The Supplemental Nutrition Assistance Program (SNAP), or as it used to be known, food stamps, has been around for a long time. It goes all the way back to the Agricultural Adjustment Act of 1933, signed into law by FDR. Over the years since it’s seen a lot of changes. It’s gone from physical coupons to debit cards and it even allows you to buy food online from select vendors.
It remains a means-tested benefit, you have to pass an asset and income test to qualify. You should know there are (2) different tests, one for “able-bodied adults” and one for the “elderly or disabled”. Throughout the rest of this article, I will be addressing only the rules as applied to the elderly or disabled.
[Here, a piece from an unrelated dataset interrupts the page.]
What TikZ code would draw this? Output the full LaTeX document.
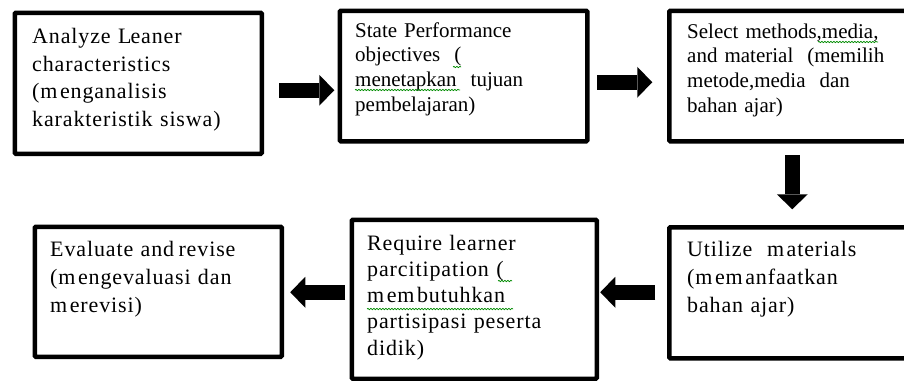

SNAP is a Federal program, administered by the States. So you may find your state’s requirements and benefits are different than what I’ve outlined here. For the most accurate information, you’ll want to visit your state’s program.
Let’s talk about the asset and income limits. SNAP limits are established by Fiscal Year. Their Cost of Living Allowance (COLA) increase is applied on 1 October. Households with at least one person who is at least 60 years old and/or disabled can have up to $4,250 in assets. If the individual is on Supplemental Security Income (SSI) then their assets are not counted. This also applies to assets in a properly established Special Needs Trust (1st or 3rd Party) and ABLE accounts. These are just a few of the exceptions, again you’ll want to visit your state’s program for complete details.
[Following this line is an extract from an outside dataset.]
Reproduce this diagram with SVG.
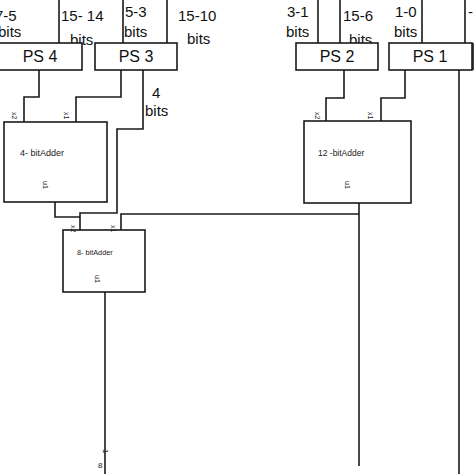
<svg xmlns="http://www.w3.org/2000/svg" width="474" height="474" viewBox="0 0 474 474">
<style>
.w{fill:none;stroke:#1a1a1a;stroke-width:1.6}
.box{fill:#fff;stroke:#1a1a1a;stroke-width:1.6}
.lbl{font-family:"Liberation Sans",Arial,sans-serif;font-size:15px;fill:#111}
.ps{font-family:"Liberation Sans",Arial,sans-serif;font-size:16px;fill:#111;text-anchor:middle}
.sm{font-family:"Liberation Sans",Arial,sans-serif;fill:#222}
.pin{font-family:"Liberation Sans",Arial,sans-serif;font-size:7px;fill:#222}
</style>
<g id="connectors">
<path class="w" d="M59 0V43M123 0V43M167 0V43M318 0V43M340 0V43M422 0V43M465 0V43"/>
<path class="w" d="M39 70V97H24V122"/>
<path class="w" d="M121 70V97H76V122"/>
<path class="w" d="M143 70V129H117V213H80V230"/>
<path class="w" d="M55 202V217H80"/>
<path class="w" d="M344 70V98H326V121"/>
<path class="w" d="M405 70V98H381V121"/>
<path class="w" d="M459 70V474"/>
<path class="w" d="M359 203V466"/>
<path class="w" d="M359 214H121V230"/>
<path class="w" d="M105 292V474"/>
</g>
<g id="labels">
<text class="lbl" x="-5" y="21">7-5</text>
<text class="lbl" x="-2" y="37">bits</text>
<text class="lbl" x="61" y="21">15- 14</text>
<text class="lbl" x="70" y="45">bits</text>
<text class="lbl" x="125" y="17">5-3</text>
<text class="lbl" x="124" y="37">bits</text>
<text class="lbl" x="178" y="21">15-10</text>
<text class="lbl" x="187" y="44">bits</text>
<text class="lbl" x="152" y="98">4</text>
<text class="lbl" x="145" y="116">bits</text>
<text class="lbl" x="287" y="17">3-1</text>
<text class="lbl" x="286" y="37">bits</text>
<text class="lbl" x="343" y="21">15-6</text>
<text class="lbl" x="349" y="45">bits</text>
<text class="lbl" x="395" y="17">1-0</text>
<text class="lbl" x="394" y="37">bits</text>
<text class="lbl" x="468" y="17">-</text>
</g>
<g id="ps4"><rect class="box" x="-2" y="43" width="84" height="27"/><text class="ps" x="40" y="62">PS 4</text></g>
<g id="ps3"><rect class="box" x="95" y="43" width="82" height="27"/><text class="ps" x="136" y="62">PS 3</text></g>
<g id="ps2"><rect class="box" x="296" y="43" width="82" height="27"/><text class="ps" x="337" y="62">PS 2</text></g>
<g id="ps1"><rect class="box" x="389" y="43" width="83" height="27"/><text class="ps" x="430" y="62">PS 1</text><path class="w" d="M473 43V70" stroke-width="2"/></g>
<g id="adder4">
<rect class="box" x="4" y="122" width="103" height="80"/>
<text class="sm" x="20" y="156" font-size="9">4- bitAdder</text>
<text class="pin" transform="translate(12,112) rotate(90)">x2</text>
<text class="pin" transform="translate(64,112) rotate(90)">x1</text>
<text class="pin" transform="translate(43,181) rotate(90)">u1</text>
</g>
<g id="adder12">
<rect class="box" x="304" y="121" width="107" height="82"/>
<text class="sm" x="318" y="156" font-size="8.5">12 -bitAdder</text>
<text class="pin" transform="translate(315,112) rotate(90)">x2</text>
<text class="pin" transform="translate(368,112) rotate(90)">x1</text>
<text class="pin" transform="translate(345,181) rotate(90)">u1</text>
</g>
<g id="adder8">
<rect class="box" x="63" y="230" width="82" height="62"/>
<text class="sm" x="77" y="255" font-size="7.3">8- bitAdder</text>
<text class="pin" transform="translate(71,225) rotate(90)">x2</text>
<text class="pin" transform="translate(111,225) rotate(90)">x1</text>
<text class="pin" transform="translate(95,275) rotate(90)">u1</text>
</g>
<g id="bottom">
<text class="pin" transform="translate(103,449) rotate(90)" style="font-size:8px">1</text>
<text class="pin" transform="translate(98,468)" style="font-size:8px">8</text>
</g>
</svg>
Income has to meet BOTH the gross and net income limits. It’s important to note SNAP considers both earned and unearned income, just like SSI. In fact, SNAP counts SSI, Social Security Disability Insurance (SSDI), and Veteran Disability benefits as unearned income. The good news, if you want to call it that, is if you are already receiving SSI you may be deemed “categorically eligible”, meaning you’ll qualify as soon as you apply and show you are a Household of one.